=== EXTRACTED MATERIAL ===
-- BEGIN --

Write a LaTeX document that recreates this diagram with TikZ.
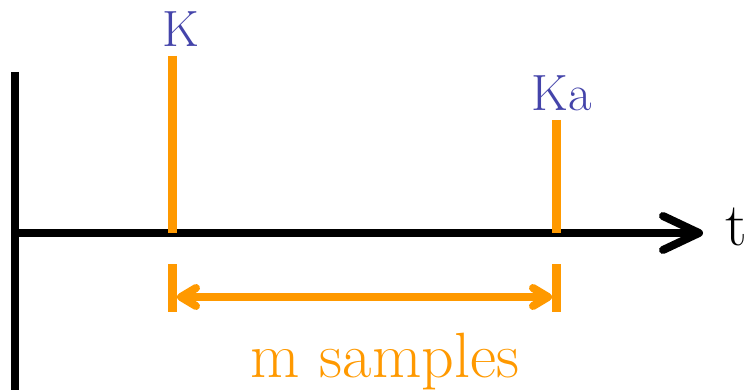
\documentclass[tikz,border=0pt]{standalone}
\usepackage{fontspec}
\usetikzlibrary{arrows.meta}
\definecolor{tickorange}{RGB}{255,153,0}
\definecolor{labelblue}{RGB}{68,68,170}
\tikzset{
  axisline/.style={line width=8pt, draw=black},
  marker/.style={line width=9pt, draw=tickorange},
  span/.style={line width=8pt, draw=tickorange,
    {Straight Barb[length=15pt, width=18pt, line cap=round, line join=round]}-{Straight Barb[length=15pt, width=18pt, line cap=round, line join=round]}},
  eventlabel/.style={text=labelblue, font=\fontsize{51}{58}\selectfont, inner sep=0pt, anchor=base},
  bigtext/.style={font=\fontsize{61}{70}\selectfont, inner sep=0pt},
  spantext/.style={font=\fontsize{64}{72}\selectfont, inner sep=0pt, text=tickorange},
}
\begin{document}
\begin{tikzpicture}[x=1pt, y=-1pt]
  \useasboundingbox (0,0) rectangle (747,390);
  % vertical reference line and time axis
  \coordinate (vtop) at (15,72);
  \coordinate (vbot) at (15,390);
  \coordinate (orig) at (11,233);
  \coordinate (tend) at (703,233);
  \draw[axisline] (vtop) -- (vbot);
  \draw[axisline, -{Straight Barb[length=36pt, width=34pt, line cap=round, line join=round]}] (orig) -- (tend);
  \node[bigtext, anchor=base west] (tlab) at (725,246) {t};
  % event markers
  \coordinate (kt) at (172.5,56);
  \coordinate (kb) at (172.5,233);
  \coordinate (kat) at (556.5,120);
  \coordinate (kab) at (556.5,233);
  \draw[marker] (kt) -- (kb);
  \draw[marker] (kat) -- (kab);
  \node[eventlabel] (klab) at (181,47) {K};
  \node[eventlabel] (kalab) at (561.5,111) {Ka};
  % span between the events
  \coordinate (l1) at (172.5,264);
  \coordinate (l2) at (172.5,312);
  \coordinate (r1) at (556.5,264);
  \coordinate (r2) at (556.5,312);
  \draw[marker] (l1) -- (l2);
  \draw[marker] (r1) -- (r2);
  \coordinate (sa) at (177,297);
  \coordinate (sb) at (552,297);
  \draw[span] (sa) -- (sb);
  \node[spantext, anchor=base] (mlab) at (385,377) {m samples};
\end{tikzpicture}
\end{document}
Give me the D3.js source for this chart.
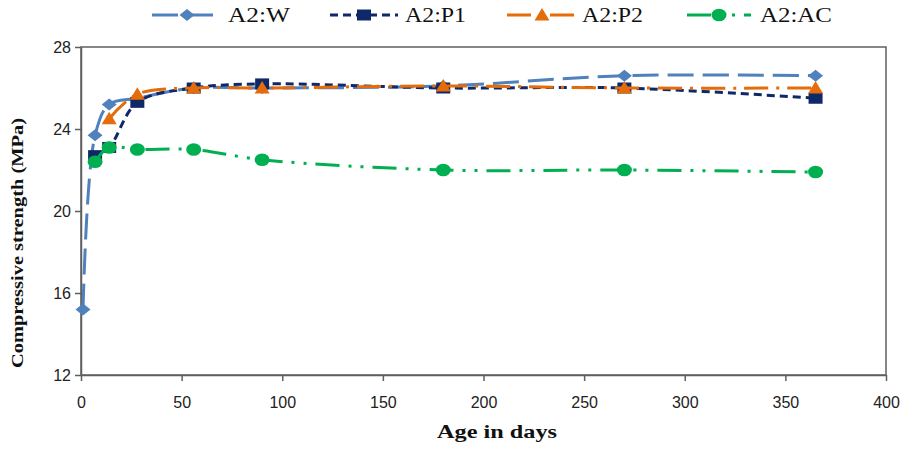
<!DOCTYPE html>
<html>
<head>
<meta charset="utf-8">
<script src="https://cdn.jsdelivr.net/npm/d3@7/dist/d3.min.js"></script>
<style>
  html, body { margin: 0; padding: 0; background: #fff; }
  svg { display: block; }
</style>
</head>
<body>
<svg id="chart" width="907" height="449"></svg>
<script>
// Compressive strength development of A2 mixes (MPa) vs curing age (days)
const daysW  = [1, 7, 14, 28, 56, 90, 180, 270, 365];
const valsW  = [15.2, 23.7, 25.2, 25.5, 26.0, 26.0, 26.1, 26.6, 26.6];
const daysP1 = [7, 14, 28, 56, 90, 180, 270, 365];
const valsP1 = [22.7, 23.1, 25.3, 26.0, 26.2, 26.0, 26.0, 25.5];
const daysP2 = [14, 28, 56, 90, 180, 270, 365];
const valsP2 = [24.5, 25.7, 26.0, 26.0, 26.1, 26.0, 26.0];
const daysAC = [7, 14, 28, 56, 90, 180, 270, 365];
const valsAC = [22.4, 23.1, 23.0, 23.0, 22.5, 22.0, 22.0, 21.9];

const seriesNames = ["A2:W", "A2:P1", "A2:P2", "A2:AC"];
const xTicks = [0, 50, 100, 150, 200, 250, 300, 350, 400];
const yTicks = [12, 16, 20, 24, 28];

const styles = [
  { color: "#4F81BD", dash: "26,9",              marker: "diamond"  },
  { color: "#0E2868", dash: "8,5",               marker: "square"   },
  { color: "#E46C0A", dash: "24,8,3,8",          marker: "triangle" },
  { color: "#00B050", dash: "24,9,3,9,3,9",      marker: "circle"   }
];

const series = [
  daysW.map((d, i) => [d, valsW[i]]),
  daysP1.map((d, i) => [d, valsP1[i]]),
  daysP2.map((d, i) => [d, valsP2[i]]),
  daysAC.map((d, i) => [d, valsAC[i]])
];

const svg = d3.select("#chart");
const L = 81, R = 886, T = 47, B = 375;

const x = d3.scaleLinear().domain([0, 400]).range([L, R]);
const y = d3.scaleLinear().domain([12, 28]).range([B, T]);

// plot frame
svg.append("rect")
  .attr("x", L).attr("y", T).attr("width", R - L).attr("height", B - T)
  .attr("fill", "none").attr("stroke", "#5f5f5f").attr("stroke-width", 1.5);

// axes
const xAxis = d3.axisBottom(x).tickValues(xTicks).tickSize(6).tickSizeOuter(0).tickPadding(16);
const yAxis = d3.axisLeft(y).tickValues(yTicks).tickSize(6).tickSizeOuter(0).tickPadding(4);

const gx = svg.append("g").attr("transform", `translate(0,${B})`).call(xAxis);
const gy = svg.append("g").attr("transform", `translate(${L},0)`).call(yAxis);
[gx, gy].forEach(g => {
  g.select(".domain").attr("stroke", "#5f5f5f").attr("stroke-width", 1.5);
  g.selectAll(".tick line").attr("stroke", "#5f5f5f").attr("stroke-width", 1.5);
  g.selectAll(".tick text")
    .attr("font-family", "Liberation Sans Narrow, Liberation Sans, Arial, sans-serif")
    .attr("font-size", 16).attr("fill", "#222");
});

// marker shapes (slightly wider than tall)
function markerPath(type) {
  switch (type) {
    case "diamond":  return "M0,-6L7.5,0L0,6L-7.5,0Z";
    case "square":   return "M-7,-5.5H7V5.5H-7Z";
    case "triangle": return "M0,-7L7.5,5.5H-7.5Z";
    default:         return null;
  }
}
function drawMarker(g, type, color, cx, cy) {
  if (type === "circle") {
    g.append("ellipse").attr("cx", cx).attr("cy", cy).attr("rx", 7.5).attr("ry", 6.3)
      .attr("fill", color);
  } else {
    g.append("path").attr("d", markerPath(type))
      .attr("transform", `translate(${cx},${cy})`).attr("fill", color);
  }
}

const line = d3.line()
  .x(d => x(d[0])).y(d => y(d[1]))
  .curve(d3.curveCatmullRom.alpha(0.5));

series.forEach((pts, i) => {
  const st = styles[i];
  const g = svg.append("g");
  g.append("path").datum(pts).attr("d", line)
    .attr("fill", "none").attr("stroke", st.color).attr("stroke-width", 3)
    .attr("stroke-dasharray", st.dash);
  pts.forEach(p => drawMarker(g, st.marker, st.color, x(p[0]), y(p[1])));
});

// legend
const legendItems = [
  { x1: 152, x2: 222, tx: 228, tw: 62 },
  { x1: 330, x2: 398, tx: 405, tw: 61 },
  { x1: 507, x2: 577, tx: 582, tw: 61 },
  { x1: 687, x2: 751, tx: 760, tw: 72 }
];
const ly = 15;
legendItems.forEach((it, i) => {
  const st = styles[i];
  const g = svg.append("g");
  g.append("line").attr("x1", it.x1).attr("x2", it.x2).attr("y1", ly).attr("y2", ly)
    .attr("stroke", st.color).attr("stroke-width", 3).attr("stroke-dasharray", st.dash);
  drawMarker(g, st.marker, st.color, (it.x1 + it.x2) / 2, ly);
  g.append("text").attr("x", it.tx).attr("y", ly + 7)
    .attr("font-family", "Liberation Serif, Times New Roman, serif")
    .attr("font-size", 20).attr("fill", "#111")
    .attr("textLength", it.tw).attr("lengthAdjust", "spacingAndGlyphs")
    .text(seriesNames[i]);
});

// axis titles
svg.append("text")
  .attr("x", 497).attr("y", 438).attr("text-anchor", "middle")
  .attr("font-family", "Liberation Serif, Times New Roman, serif")
  .attr("font-weight", "bold").attr("font-size", 19).attr("fill", "#111")
  .attr("textLength", 120).attr("lengthAdjust", "spacingAndGlyphs")
  .text("Age in days");

svg.append("text")
  .attr("transform", "translate(23,243) rotate(-90)")
  .attr("text-anchor", "middle")
  .attr("font-family", "Liberation Serif, Times New Roman, serif")
  .attr("font-weight", "bold").attr("font-size", 17).attr("fill", "#111")
  .attr("textLength", 250).attr("lengthAdjust", "spacingAndGlyphs")
  .text("Compressive strength  (MPa)");
</script>
</body>
</html>
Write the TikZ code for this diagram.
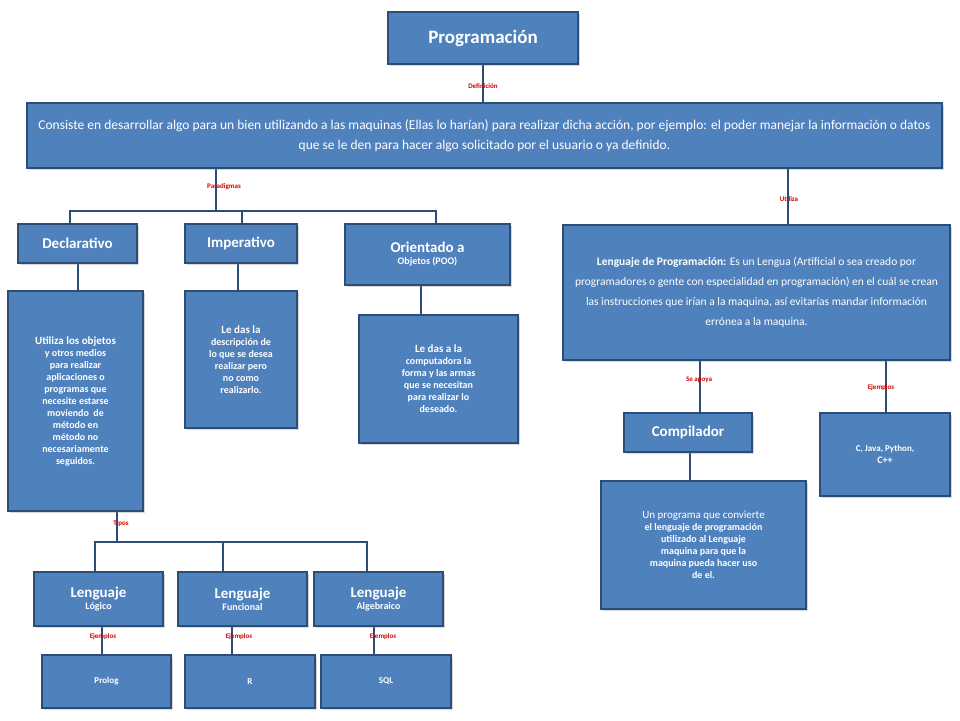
\documentclass[tikz,border=0pt]{standalone}
\usepackage{fontspec}
\setmainfont{Carlito}
\usetikzlibrary{shadows}
\definecolor{bfill}{HTML}{4F81BD}
\definecolor{bline}{HTML}{2C4D75}
\definecolor{lred}{HTML}{D00000}
\begin{document}
\begin{tikzpicture}[x=1pt,y=-1pt,
  box/.style={draw=bline,line width=1.2pt,fill=bfill,text=white,font=\bfseries,drop shadow={opacity=0.3,shadow xshift=1.5pt,shadow yshift=-1.5pt}},
  lab/.style={text=lred,font=\bfseries\scriptsize},
  con/.style={draw=bline,line width=2pt}]
\useasboundingbox[fill=white] (0,0) rectangle (960,720);
\newcommand{\bx}[6]{\node[box,minimum width=#4-#2,minimum height=#5-#3,inner sep=0pt,align=center] (#1) at ({(#2+#4)/2},{(#3+#5)/2}) {#6};}
% connectors first
\coordinate (pb) at (216,211);
\coordinate (tb) at (117,542);
\draw[con] (483,64) -- (483,103);
\draw[con] (216,168) -- (pb);
\draw[con] (70,224) -- (70,211) -- (436,211) -- (436,224);
\draw[con] (242,211) -- (242,224);
\draw[con] (78,263) -- (78,291);
\draw[con] (238,263) -- (238,291);
\draw[con] (421,285) -- (421,315);
\draw[con] (117,511) -- (tb);
\draw[con] (95,572) -- (95,542) -- (367,542) -- (367,572);
\draw[con] (223,542) -- (223,572);
\draw[con] (102,626) -- (102,655);
\draw[con] (232,626) -- (232,655);
\draw[con] (374,626) -- (374,655);
\draw[con] (788,168) -- (788,225);
\draw[con] (700,360) -- (700,413);
\draw[con] (886,360) -- (886,413);
\draw[con] (690,452) -- (690,481);
% boxes
\bx{prog}{388}{12}{578}{64}{\fontsize{19}{22}\selectfont Programación}
\bx{def}{27}{103}{942}{168}{\parbox{900pt}{\centering\fontsize{13.5}{20}\mdseries Consiste en desarrollar algo para un bien utilizando a las maquinas (Ellas lo harían) para realizar dicha acción, por ejemplo: el poder manejar la información o datos que se le den para hacer algo solicitado por el usuario o ya definido.}}
\bx{decl}{18}{224}{137}{263}{\fontsize{15}{18}\selectfont Declarativo}
\bx{imp}{185}{224}{297}{263}{\fontsize{15}{18}\selectfont Imperativo}
\bx{poo}{345}{224}{510}{285}{\fontsize{15}{18}\selectfont Orientado a\\Objetos (POO)}
\bx{declt}{8}{291}{143}{511}{\fontsize{11}{19}\selectfont Utiliza los objetos\\y otros medios\\para realizar\\aplicaciones o\\programas que\\necesite estarse\\moviendo\ \ de\\método en\\método no\\necesariamente\\seguidos.}
\bx{impt}{185}{291}{297}{428}{\fontsize{11}{19}\selectfont Le das la\\descripción de\\lo que se desea\\realizar pero\\no como\\realizarlo.}
\bx{poot}{359}{315}{518}{443}{\fontsize{11}{19}\selectfont Le das a la\\computadora la\\forma y las armas\\que se necesitan\\para realizar lo\\deseado.}
\bx{ll}{34}{572}{163}{626}{\fontsize{15}{20}\selectfont Lenguaje\\Lógico}
\bx{lf}{178}{572}{307}{626}{\fontsize{15}{20}\selectfont Lenguaje\\Funcional}
\bx{la}{314}{572}{443}{626}{\fontsize{15}{20}\selectfont Lenguaje\\Algebraico}
\bx{e1}{42}{655}{171}{708}{\small Prolog}
\bx{e2}{185}{655}{315}{708}{\small R}
\bx{e3}{321}{655}{451}{708}{\small SQL}
\bx{lp}{563}{225}{950}{360}{\parbox{370pt}{\centering\fontsize{11.5}{20}\selectfont Lenguaje de Programación: \mdseries Es un Lengua (Artificial o sea creado por programadores o gente con especialidad en programación) en el cuál se crean las instrucciones que irían a la maquina, así evitarías mandar información errónea a la maquina.}}
\bx{comp}{624}{413}{752}{452}{\fontsize{15}{18}\selectfont Compilador}
\bx{compt}{601}{481}{806}{609}{\fontsize{11}{19}\selectfont\mdseries Un programa que convierte\\el lenguaje de programación\\utilizado al Lenguaje\\maquina para que la\\maquina pueda hacer uso\\de el.}
\bx{ej}{820}{413}{950}{496}{\small C, Java, Python,\\C++}
% labels
\node[lab] (l1) at (483,86) {Definición};
\node[lab] (l2) at (224,187) {Paradigmas};
\node[lab] (l3) at (789,199) {Utiliza};
\node[lab] (l4) at (699,380) {Se apoya};
\node[lab] (l5) at (881,388) {Ejemplos};
\node[lab] (l6) at (121,524) {Tipos};
\node[lab] (l7) at (103,637) {Ejemplos};
\node[lab] (l8) at (239,637) {Ejemplos};
\node[lab] (l9) at (383,637) {Ejemplos};
\end{tikzpicture}
\end{document}
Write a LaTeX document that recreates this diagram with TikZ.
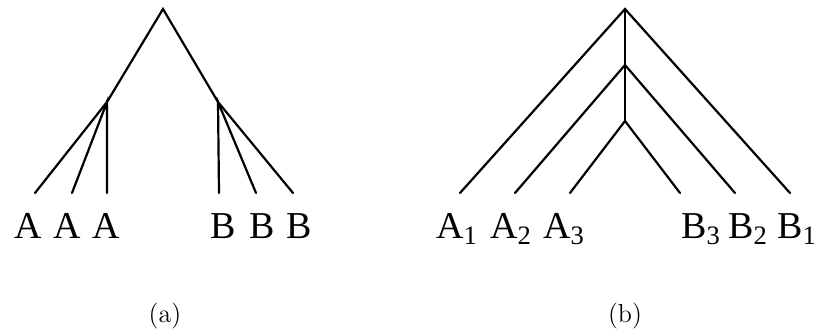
\documentclass[tikz,border=0pt]{standalone}
\usepackage{fontspec}
\newfontfamily\leaffont{Liberation Serif}
\usepackage{tikz}

\begin{document}
\begin{tikzpicture}[x=0.5pt, y=-0.5pt,
    branch/.style={draw, line width=1.1pt, line cap=round},
    leaf/.style={anchor=base, inner sep=0pt, font=\leaffont\fontsize{19}{21}\selectfont},
    caption/.style={anchor=base, inner sep=0pt, font=\fontsize{13}{15}\selectfont}]
    \useasboundingbox (0,0) rectangle (820,336);

    % (a) two flat groups
    \coordinate (rootA) at (163,9);
    \coordinate (midA) at (107,102);
    \coordinate (midB) at (218,102);
    \foreach \n/\x in {a1/35, a2/72, a3/107, b1/219, b2/256, b3/293}
        \coordinate (\n) at (\x,193);

    \path [branch] (a1) -- (midA) -- (rootA) -- (midB) -- (b3);
    \path [branch] (a2) -- (midA) -- (a3);
    \path [branch] (b1) -- (midB) -- (b2);

    \foreach \n/\x/\t in {la1/28/A, la2/67/A, la3/106/A, lb1/223/B, lb2/262/B, lb3/299/B}
        \node [leaf] (\n) at (\x,239) {\t};

    % (b) nested pairs
    \coordinate (top) at (625,9);
    \coordinate (second) at (625,65);
    \coordinate (third) at (625,121);
    \foreach \n/\x in {p1/460, p2/515, p3/570, q3/680, q2/735, q1/790}
        \coordinate (\n) at (\x,193);

    \path [branch] (p1) -- (top) -- (q1);
    \path [branch] (p2) -- (second) -- (q2);
    \path [branch] (p3) -- (third) -- (q3);
    \path [branch] (top) -- (third);

    \node [leaf] (lp1) at (457,239) {A\textsubscript{1}};
    \node [leaf] (lp2) at (511,239) {A\textsubscript{2}};
    \node [leaf] (lp3) at (564,239) {A\textsubscript{3}};
    \node [leaf] (lq3) at (701,239) {B\textsubscript{3}};
    \node [leaf] (lq2) at (748,239) {B\textsubscript{2}};
    \node [leaf] (lq1) at (797,239) {B\textsubscript{1}};

    \node [caption] (capa) at (165,323) {(a)};
    \node [caption] (capb) at (625,323) {(b)};
\end{tikzpicture}
\end{document}
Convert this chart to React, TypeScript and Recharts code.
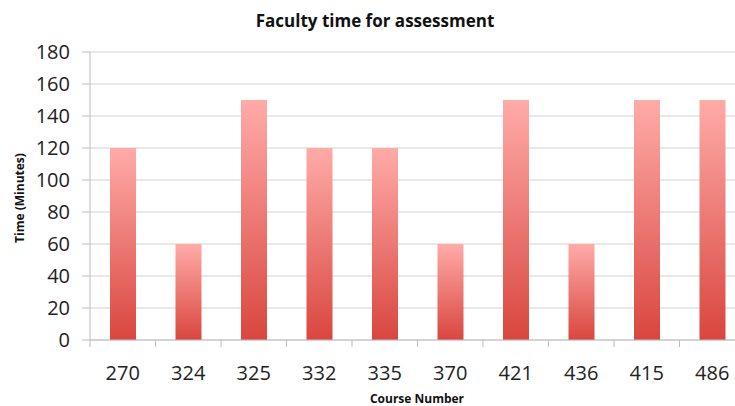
import { Bar, BarChart, CartesianGrid, XAxis, YAxis } from "recharts";

// course numbers along the x axis
const courses = ["270", "324", "325", "332", "335", "370", "421", "436", "415", "486"];
// faculty minutes spent on assessment
const minutes = [120, 60, 150, 120, 120, 60, 150, 60, 150, 150];
const yTicks = [0, 20, 40, 60, 80, 100, 120, 140, 160, 180];

const CHART_W = 750;
const CHART_H = 406;
const PLOT_LEFT = 90;
const MARGIN_RIGHT = 5;
const BAND = (CHART_W - PLOT_LEFT - MARGIN_RIGHT) / courses.length;

const FONT = "'Open Sans', sans-serif";
const AXIS_COLOR = "#bdbdbd";

function CourseTick(props: any) {
  const { x, y, payload } = props;
  const edge = x - BAND / 2;
  return (
    <g>
      <line x1={edge} x2={edge} y1={y} y2={y + 7} stroke={AXIS_COLOR} />
      <text x={x} y={y + 40} textAnchor="middle" fontSize={20} fill="#222" fontFamily={FONT}>
        {payload.value}
      </text>
    </g>
  );
}

export default function App() {
  const chartData = courses.map((course, i) => ({ course, minutes: minutes[i] }));

  return (
    <div
      style={{
        position: "absolute",
        left: 0,
        top: 0,
        width: 735,
        height: 406,
        overflow: "hidden",
        background: "#fff",
        fontFamily: FONT,
      }}
    >
      <div
        style={{
          position: "absolute",
          left: 375,
          top: 20,
          transform: "translate(-50%, -50%)",
          fontSize: 17,
          fontWeight: 700,
          color: "#111",
          whiteSpace: "nowrap",
        }}
      >
        Faculty time for assessment
      </div>
      <div
        style={{
          position: "absolute",
          left: 19,
          top: 198,
          transform: "translate(-50%, -50%) rotate(-90deg)",
          fontSize: 12,
          fontWeight: 700,
          color: "#111",
          whiteSpace: "nowrap",
        }}
      >
        Time (Minutes)
      </div>
      <div
        style={{
          position: "absolute",
          left: 417,
          top: 398,
          transform: "translate(-50%, -50%)",
          fontSize: 12,
          fontWeight: 700,
          color: "#111",
          whiteSpace: "nowrap",
        }}
      >
        Course Number
      </div>
      <BarChart
        width={CHART_W}
        height={CHART_H}
        data={chartData}
        margin={{ top: 52, right: MARGIN_RIGHT, left: 0, bottom: 16 }}
        barSize={26}
      >
        <defs>
          <linearGradient id="barGrad" x1="0" y1="0" x2="0" y2="1">
            <stop offset="0%" stopColor="#ffaba8" />
            <stop offset="100%" stopColor="#d9463f" />
          </linearGradient>
        </defs>
        <CartesianGrid vertical={false} stroke="#d2d2d2" />
        <XAxis
          dataKey="course"
          height={50}
          tick={<CourseTick />}
          tickLine={false}
          tickSize={0}
          tickMargin={0}
          axisLine={{ stroke: AXIS_COLOR }}
          interval={0}
        />
        <YAxis
          width={PLOT_LEFT}
          domain={[0, 180]}
          ticks={yTicks}
          interval={0}
          tickSize={8}
          tickMargin={12}
          tickLine={{ stroke: AXIS_COLOR }}
          axisLine={{ stroke: AXIS_COLOR }}
          tick={{ fontSize: 20, fill: "#222", fontFamily: FONT }}
        />
        <Bar dataKey="minutes" fill="url(#barGrad)" isAnimationActive={false} />
      </BarChart>
    </div>
  );
}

-- END --

=== WHAT THE EXERCISE ASKS ===
Count every line above that holds the string "code" and give the total, nothing more.

=== EXERCISE RESULT ===
2